Here’s the brain of the microgrid as the microgrid controller that watches both the loads and energy resources in your building. And then watches it waveform. That’s kind of what the radiator-looking squiggle represents of the grid. And the grid’s usually at about 60 Hertz.

As the grid gets taxed, if there was some kind of a outage, that frequency will start to decline. Now, you get to 59 Hertz, and there’s red lights going off everywhere. And they’re freaking out at the utility, and trying to bring on more power. What happens in that case then at the microgrid is a controller sees that, and says, “Whoa, the frequency is declining. I can turn this off.” You know, in one cycle, kind of instantaneously and move to the batteries.
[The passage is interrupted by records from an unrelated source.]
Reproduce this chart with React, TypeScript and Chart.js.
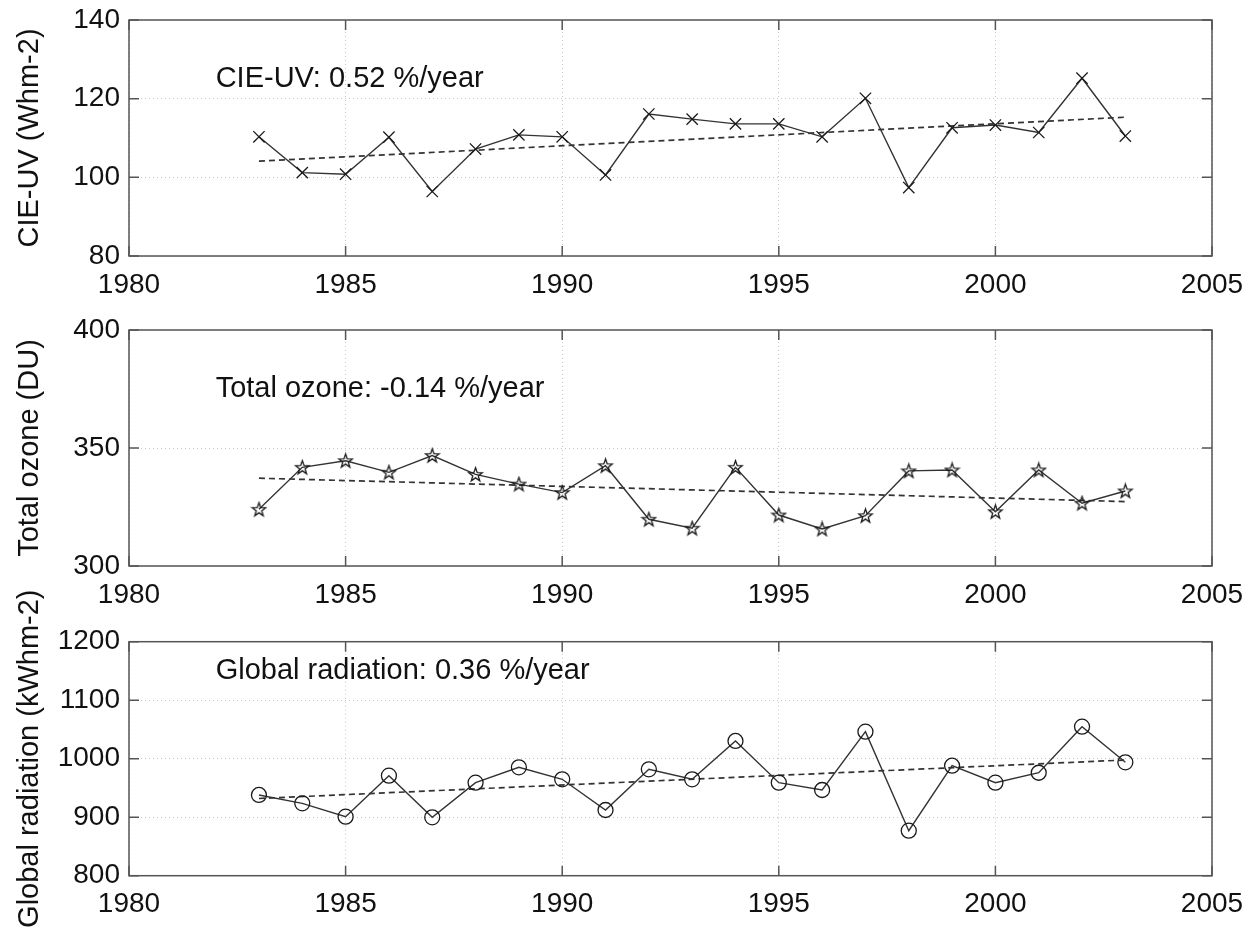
import React, { useEffect, useRef } from "react";
import { Chart, registerables } from "chart.js";

Chart.register(...registerables);

// Annual series, 1983–2003
const years = [1983, 1984, 1985, 1986, 1987, 1988, 1989, 1990, 1991, 1992, 1993, 1994, 1995, 1996, 1997, 1998, 1999, 2000, 2001, 2002, 2003];
const cieUv = [110.3, 101.2, 100.8, 110.2, 96.4, 107.2, 110.8, 110.3, 100.6, 116.1, 114.8, 113.6, 113.6, 110.3, 120.1, 97.4, 112.6, 113.3, 111.4, 125.2, 110.5];
const totalOzone = [324.0, 341.8, 344.6, 339.7, 346.8, 338.8, 334.7, 331.1, 342.5, 319.8, 316.0, 341.8, 321.6, 315.7, 321.3, 340.3, 340.7, 323.0, 340.7, 326.6, 331.8];
const globalRadiation = [938, 923.7, 900.9, 971, 899.8, 959, 985.3, 964.8, 912.3, 981.9, 964.8, 1030.3, 959, 946.5, 1046.2, 876.9, 988, 959, 976, 1054.7, 993.8];

// Linear trend end points (1983, 2003)
const trendYears = [1983, 2003];
const cieUvTrend = [104.1, 115.3];
const totalOzoneTrend = [337.2, 327.3];
const globalRadiationTrend = [932, 997.8];

// Axis ranges and ticks
const xTicks = { min: 1980, max: 2005, step: 5 };
const cieUvAxis = { min: 80, max: 140, step: 20 };
const ozoneAxis = { min: 300, max: 400, step: 50 };
const radiationAxis = { min: 800, max: 1200, step: 100 };

const FONT = "'Liberation Sans', Arial, Helvetica, sans-serif";
const INK = "#111";

function makePentagram(): HTMLCanvasElement {
  const c = document.createElement("canvas");
  c.width = 17;
  c.height = 17;
  const g = c.getContext("2d")!;
  g.strokeStyle = "#1a1a1a";
  g.lineWidth = 1.3;
  g.beginPath();
  for (let i = 0; i < 10; i++) {
    const r = i % 2 === 0 ? 7.2 : 2.9;
    const a = -Math.PI / 2 + (i * Math.PI) / 5;
    const px = 8.5 + r * Math.cos(a);
    const py = 9 + r * Math.sin(a);
    if (i === 0) g.moveTo(px, py);
    else g.lineTo(px, py);
  }
  g.closePath();
  g.stroke();
  return c;
}

type PanelCfg = {
  top: number;
  height: number;
  padTop: number;
  xAxisH: number;
  axis: { min: number; max: number; step: number };
  title: string;
  values: number[];
  trend: number[];
  marker: "crossRot" | "circle" | "pentagram";
  radius: number;
  note: string;
  noteX: number;
  noteY: number;
};

function Panel({ cfg }: { cfg: PanelCfg }) {
  const ref = useRef<HTMLCanvasElement>(null);

  useEffect(() => {
    const pointStyle: any = cfg.marker === "pentagram" ? makePentagram() : cfg.marker;

    // Box around the plot, inward ticks on all four sides, and the trend note
    const frame = {
      id: "frame",
      afterDraw(chart: any) {
        const { ctx, chartArea: a, scales } = chart;
        const x = scales.x;
        const y = scales.y;
        ctx.save();
        ctx.strokeStyle = "#555";
        ctx.lineWidth = 1.5;
        ctx.strokeRect(a.left, a.top, a.right - a.left, a.bottom - a.top);
        const L = 10;
        ctx.beginPath();
        x.ticks.forEach((t: any) => {
          const px = x.getPixelForValue(t.value);
          ctx.moveTo(px, a.bottom);
          ctx.lineTo(px, a.bottom - L);
          ctx.moveTo(px, a.top);
          ctx.lineTo(px, a.top + L);
        });
        y.ticks.forEach((t: any) => {
          const py = y.getPixelForValue(t.value);
          ctx.moveTo(a.left, py);
          ctx.lineTo(a.left + L, py);
          ctx.moveTo(a.right, py);
          ctx.lineTo(a.right - L, py);
        });
        ctx.stroke();
        ctx.fillStyle = INK;
        ctx.font = `29px ${FONT}`;
        ctx.textAlign = "left";
        ctx.textBaseline = "middle";
        ctx.fillText(cfg.note, x.getPixelForValue(cfg.noteX), y.getPixelForValue(cfg.noteY));
        ctx.restore();
      },
    };

    const chart = new Chart(ref.current!, {
      type: "line",
      data: {
        datasets: [
          {
            data: years.map((yr, i) => ({ x: yr, y: cfg.values[i] })),
            borderColor: "#333",
            borderWidth: 1.4,
            pointStyle,
            pointRadius: cfg.radius,
            pointBorderWidth: 1.3,
            pointBorderColor: "#1a1a1a",
            pointBackgroundColor: "rgba(0,0,0,0)",
            tension: 0,
          },
          {
            data: trendYears.map((yr, i) => ({ x: yr, y: cfg.trend[i] })),
            borderColor: "#333",
            borderWidth: 1.7,
            borderDash: [6, 4],
            pointRadius: 0,
            tension: 0,
          },
        ],
      },
      options: {
        responsive: false,
        animation: false,
        layout: { padding: { top: cfg.padTop, right: 35, left: 0, bottom: 0 } },
        plugins: { legend: { display: false }, tooltip: { enabled: false } },
        scales: {
          x: {
            type: "linear",
            min: xTicks.min,
            max: xTicks.max,
            ticks: {
              stepSize: xTicks.step,
              padding: 12,
              color: INK,
              font: { family: FONT, size: 28 },
              callback: (v: any) => String(v),
              maxRotation: 0,
            },
            grid: { color: "#c4c4c4", lineWidth: 1, drawTicks: false },
            border: { display: false, dash: [1, 3] },
            afterFit: (s: any) => {
              s.height = cfg.xAxisH;
              s.paddingLeft = 0;
              s.paddingRight = 0;
            },
          },
          y: {
            min: cfg.axis.min,
            max: cfg.axis.max,
            ticks: {
              stepSize: cfg.axis.step,
              padding: 9,
              color: INK,
              font: { family: FONT, size: 28 },
              callback: (v: any) => String(v),
            },
            grid: { color: "#c4c4c4", lineWidth: 1, drawTicks: false },
            border: { display: false, dash: [1, 3] },
            title: {
              display: true,
              text: cfg.title,
              color: INK,
              font: { family: FONT, size: 29 },
              padding: { top: 13, bottom: 0 },
            },
            afterFit: (s: any) => {
              s.width = 129;
              s.paddingTop = 0;
              s.paddingBottom = 0;
            },
          },
        },
      },
      plugins: [frame],
    } as any);

    return () => chart.destroy();
  }, [cfg]);

  return (
    <canvas
      ref={ref}
      width={1247}
      height={cfg.height}
      style={{ position: "absolute", left: 0, top: cfg.top }}
    />
  );
}

const panels: PanelCfg[] = [
  {
    top: 0,
    height: 310,
    padTop: 20,
    xAxisH: 54,
    axis: cieUvAxis,
    title: "CIE-UV (Whm-2)",
    values: cieUv,
    trend: cieUvTrend,
    marker: "crossRot",
    radius: 8,
    note: "CIE-UV: 0.52 %/year",
    noteX: 1982,
    noteY: 125,
  },
  {
    top: 310,
    height: 310,
    padTop: 20,
    xAxisH: 54,
    axis: ozoneAxis,
    title: "Total ozone (DU)",
    values: totalOzone,
    trend: totalOzoneTrend,
    marker: "pentagram",
    radius: 7,
    note: "Total ozone: -0.14 %/year",
    noteX: 1982,
    noteY: 375,
  },
  {
    top: 560,
    height: 369,
    padTop: 81.7,
    xAxisH: 53.3,
    axis: radiationAxis,
    title: "Global radiation (kWhm-2)",
    values: globalRadiation,
    trend: globalRadiationTrend,
    marker: "circle",
    radius: 7.5,
    note: "Global radiation: 0.36 %/year",
    noteX: 1982,
    noteY: 1150,
  },
];

export default function App() {
  return (
    <div style={{ position: "absolute", left: 0, top: 0, width: 1247, height: 929, background: "#fff" }}>
      {panels.map((p, i) => (
        <Panel key={i} cfg={p} />
      ))}
    </div>
  );
}
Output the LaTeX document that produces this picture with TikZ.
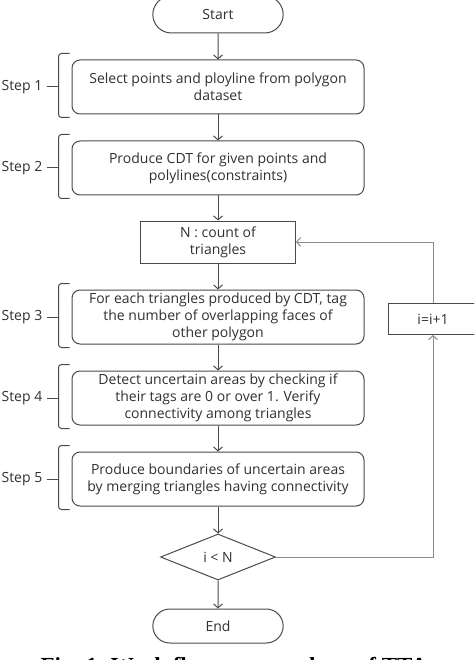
\documentclass[tikz,border=0pt]{standalone}
\usepackage{fontspec}
\setmainfont{Open Sans}
\newfontfamily\capfont{Liberation Serif}
\usetikzlibrary{arrows.meta,positioning,shapes.geometric,shapes.misc}
\usepackage{xcolor}
\definecolor{linegray}{HTML}{4A4A4A}
\definecolor{loopgray}{HTML}{8C8C8C}
\definecolor{txtgray}{HTML}{303030}
\tikzset{
  terminal/.style={rounded rectangle,draw=linegray,line width=1pt,
    minimum width=137pt,minimum height=34pt,font=\fontsize{14}{17}\selectfont,text=txtgray},
  process/.style={rectangle,rounded corners=8pt,draw=linegray,line width=1pt,
    minimum width=292pt,minimum height=54pt,font=\fontsize{14}{17}\selectfont,
    text=txtgray,align=center,inner sep=1pt},
  countbox/.style={rectangle,draw=linegray,line width=1pt,
    minimum width=155pt,minimum height=42pt,font=\fontsize{14}{17}\selectfont,
    text=txtgray,align=center,inner sep=1pt},
  incbox/.style={rectangle,draw=linegray,line width=1pt,
    minimum width=90pt,minimum height=31pt,font=\fontsize{14}{17}\selectfont,text=txtgray},
  decision/.style={diamond,draw=linegray,line width=1pt,aspect=2.5,
    minimum width=115pt,minimum height=46pt,inner sep=0pt,
    font=\fontsize{14}{17}\selectfont,text=txtgray},
  steplbl/.style={font=\fontsize{14}{17}\selectfont,text=txtgray,inner sep=2pt},
  bracket/.style={draw=linegray,line width=1pt,rounded corners=3pt},
  arrow/.style={draw=linegray,line width=1pt,-{Straight Barb[length=4pt,width=9pt]}},
  looparrow/.style={draw=loopgray,line width=1pt,-{Straight Barb[length=4pt,width=9pt]}},
  caption/.style={font=\capfont\bfseries\fontsize{23}{25}\selectfont,inner sep=0pt}
}

\begin{document}
\begin{tikzpicture}[node distance=26pt]
  \clip (0,0) rectangle (474pt,-660pt);

  \node[terminal,minimum height=37pt] (start) at (218pt,-14.5pt) {Start};
  \node[process,below=of start] (s1) {Select points and ployline from polygon\\dataset};
  \node[process,below=of s1] (s2) {Produce CDT for given points and\\polylines(constraints)};
  \node[countbox,below=25pt of s2] (count) {N : count of\\triangles};
  \node[process,below=of count] (s3) {For each triangles produced by CDT, tag\\the number of overlapping faces of\\other polygon};
  \node[process,below=of s3] (s4) {Detect uncertain areas by checking if\\their tags are 0 or over 1. Verify\\connectivity among triangles};
  \node[process,below=of s4] (s5) {Produce boundaries of uncertain areas\\by merging triangles having connectivity};
  \node[decision,below=27pt of s5] (test) {i < N};
  \node[terminal,below=28pt of test] (end) {End};
  \node[incbox,right=23pt of s3,yshift=-2pt] (inc) {i=i+1};

  \node[caption,anchor=base] (cap) at (234pt,-673pt) {Fig. 1. Work flow process chart of TTA};

  % step brackets
  \foreach \s/\n in {s1/1,s2/2,s3/3,s4/4,s5/5} {
    \node[steplbl,left=27pt of \s] (lbl\n) {Step \n};
    \draw[bracket] ([xshift=-2pt,yshift=6pt]\s.north west) -- ++(-11pt,0)
      -- ([xshift=-13pt,yshift=-3pt]\s.south west) -- ++(11pt,0);
    \draw[draw=linegray,line width=1pt] ([xshift=2pt]lbl\n.east) -- ([xshift=-13pt]\s.west);
  }

  \draw[arrow] (start) -- (s1);
  \draw[arrow] (s1) -- (s2);
  \draw[arrow] (s2) -- (count);
  \draw[arrow] (count) -- (s3);
  \draw[arrow] (s3) -- (s4);
  \draw[arrow] (s4) -- (s5);
  \draw[arrow] (s5) -- (test);
  \draw[arrow] (test) -- (end);
  \draw[looparrow] (test.east) -| (inc.south);
  \draw[looparrow] (inc.north) |- (count.east);
\end{tikzpicture}
\end{document}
And the controller might then start to curtail loads and turn things off in the building. Maybe it’s turning off some lights. And it’s using the solar to charge your batteries, hopefully, at the same time. So that you could, potentially, also operate at night. Without the microgrid controller, you might be able to island your PV, but you usually can’t charge the PV and the batteries and kind of operating everything and all at once.”